Proposed Virginia Constitution (1776,) Jefferson Papers
344, (J.Boyd, ed. 1950.)
Adams: "Arms in the
hands of individual citizens may be used at individual discretion... in private
self defence." A Defense of the U.S. Constitutions of Government of the
United States of America (1787-88.)
Madison: The Constitution preserves The Federalist #46.
"the advantage of being armed which Americans possess over the
people of almost every other nation...(where) the governments are afraid to
trust the people with arms."
"the advantage of being armed which Americans possess over the people of almost every other nation...(where) the governments are afraid to trust the people with arms."
Alexander Hamilton: “The best we can hope for
concerning the people at large is that they be properly armed.”
The Federalist Papers.
“A free people ought... to be armed” and “When firearms
go, all goes - -we need them every hour"
The above should be basis enough for why I think the way I
do about the Second Amendment, but I’ll gladly provide another reason-no
politician should ever be completely trusted with the keys to our freedom.
Politicians, with few exceptions, have proven themselves
untrustworthy and cannot be relied upon to faithfully uphold and defend the
original letter or intent of the Constitution as they swore an oath to do.
Incrementalism and obfuscation have always been the methods of choice to circumvent the Constitution and slide more government control into our lives by many big government social engineers. The proof of this has been clearly apparent throughout history. The most pertinent example is how we’ve gone from that wonderful concept of “...shall not be infringed” to over 20,000 gun laws.
When we allow government to impose one exception on us a
hundred more will quickly follow—all designed to restrict, limit and
increasingly infringe on American’s rights while expanding government control
into every aspect of our lives until the precedent is slowly but surely set.
I detest such devious behavior. It is nothing but pure incrementalism and demonstrates the
encroaching nature of government, yet modern day Americans now accept such
intrusion as a legitimate fact of life.
Whether it’s smoking, the confederate flag, or guns,
incrementalism can never be satisfied. No
matter what concessions or agreements you make today, it will never be enough
tomorrow—not until society is totally dominated.

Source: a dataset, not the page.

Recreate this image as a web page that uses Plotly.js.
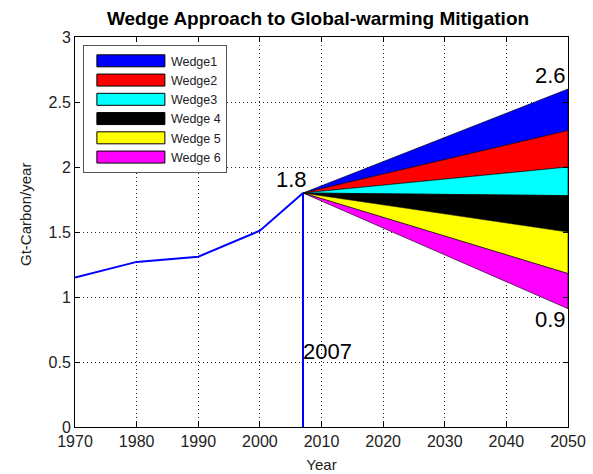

As Jefferson knew and cautiously warned,
“The natural progress of things is for liberty to yield and
government to gain ground.”
The other method used to usurp freedom is
obfuscation—making the simple complex.
Why do many politicians always want to make the obviously
simple inanely complex? Answer:
They fear simplicity but complexity is their ally.

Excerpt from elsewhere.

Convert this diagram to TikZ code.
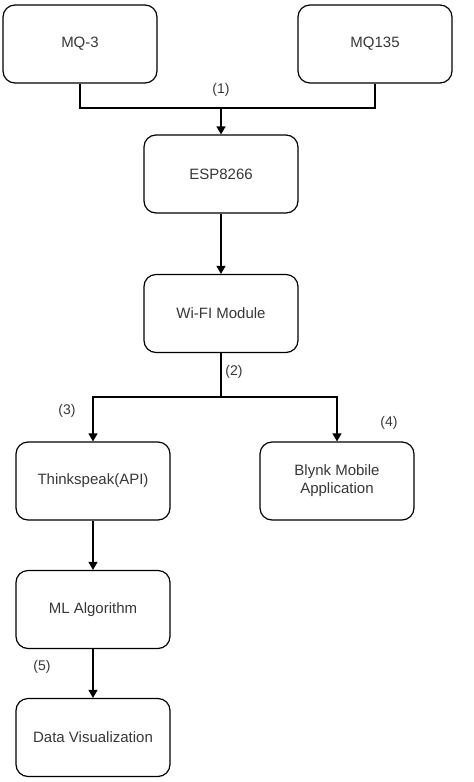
\documentclass[tikz,border=0pt]{standalone}
\usepackage{fontspec}
\setmainfont{Liberation Sans}
\usetikzlibrary{arrows.meta}
\definecolor{txt}{RGB}{55,55,55}
\begin{document}
\begin{tikzpicture}[x=1pt,y=-1pt,
  box/.style={draw=black,line width=1.2pt,rounded corners=12pt,minimum width=154pt,minimum height=78pt,inner sep=0pt,align=center,text=txt,font=\fontsize{15}{18}\selectfont},
  lbl/.style={text=txt,font=\fontsize{14}{16}\selectfont,inner sep=0pt},
  conn/.style={draw=black,line width=1.2pt},
  arr/.style={conn,-{Triangle[width=9pt,length=8pt]}}]
\useasboundingbox (0,0) rectangle (474,782);
\node[box] (mq3) at (80,44) {MQ-3};
\node[box] (mq135) at (375,44) {MQ135};
\node[box] (esp) at (221,174) {ESP8266};
\node[box] (wifi) at (221,313.5) {Wi-FI Module};
\node[box] (think) at (93,481) {Thinkspeak(API)};
\node[box] (blynk) at (337,481) {Blynk Mobile\\Application};
\node[box] (ml) at (93,609.5) {ML Algorithm};
\node[box] (data) at (93,737.5) {Data Visualization};
\coordinate (j1) at (221,108);
\coordinate (j2) at (221,397);
\draw[conn] (mq3.south) |- (j1);
\draw[conn] (mq135.south) |- (j1);
\draw[arr] (j1) -- (esp.north);
\draw[arr] (esp.south) -- (wifi.north);
\draw[conn] (wifi.south) -- (j2);
\draw[arr] (j2) -| (think.north);
\draw[arr] (j2) -| (blynk.north);
\draw[arr] (think.south) -- (ml.north);
\draw[arr] (ml.south) -- (data.north);
\node[lbl] (l1) at (221,90) {(1)};
\node[lbl] (l2) at (234,372) {(2)};
\node[lbl] (l3) at (67,411) {(3)};
\node[lbl] (l4) at (389,423) {(4)};
\node[lbl] (l5) at (42,667) {(5)};
\end{tikzpicture}
\end{document}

They can’t hide behind simplicity because everyone can see through
that. However, the more complex and
less understandable they can make anything, the more subject to their own
interpretation it becomes—the income tax code is a perfect example.
Obfuscation allows government agencies to interpret questions most any
way they want, most any time they want in order to serve their own ends.
These are not new fangled methods of modern political
science; these are just old-fashioned political shenanigans.
James Madison and Thomas Jefferson were right as rain. More freedom has indeed been lost through incrementalism than any sudden usurpation of rights and as we’ve seen, that cancerous usurpation has proven to be the natural progress of all things government—and I would personally add obfuscation to that warning. Therefore, I simply abide strictly by what is written in the original Constitution and I expect our leaders to live up to their sworn oath of office by protecting and defending that document and the inalienable human rights it recognizes and guarantees.
The Colonel’s personal conclusion:
“…shall not be infringed” means exactly what it says and
anything beyond that is unconstitutional. Americans
have the right to keep and bear arms and the government shall not
encroach upon that right in any way, shape or form—period, end of discussion.
Now I’m sure some lawyers, including the good Professor for whom I have the highest respect, will tell me that this line of thinking would never hold up in a court of law and that wouldn’t surprise me. But then many times, what I consider common sense and plain talk doesn’t hold up in a court of law these days anyway.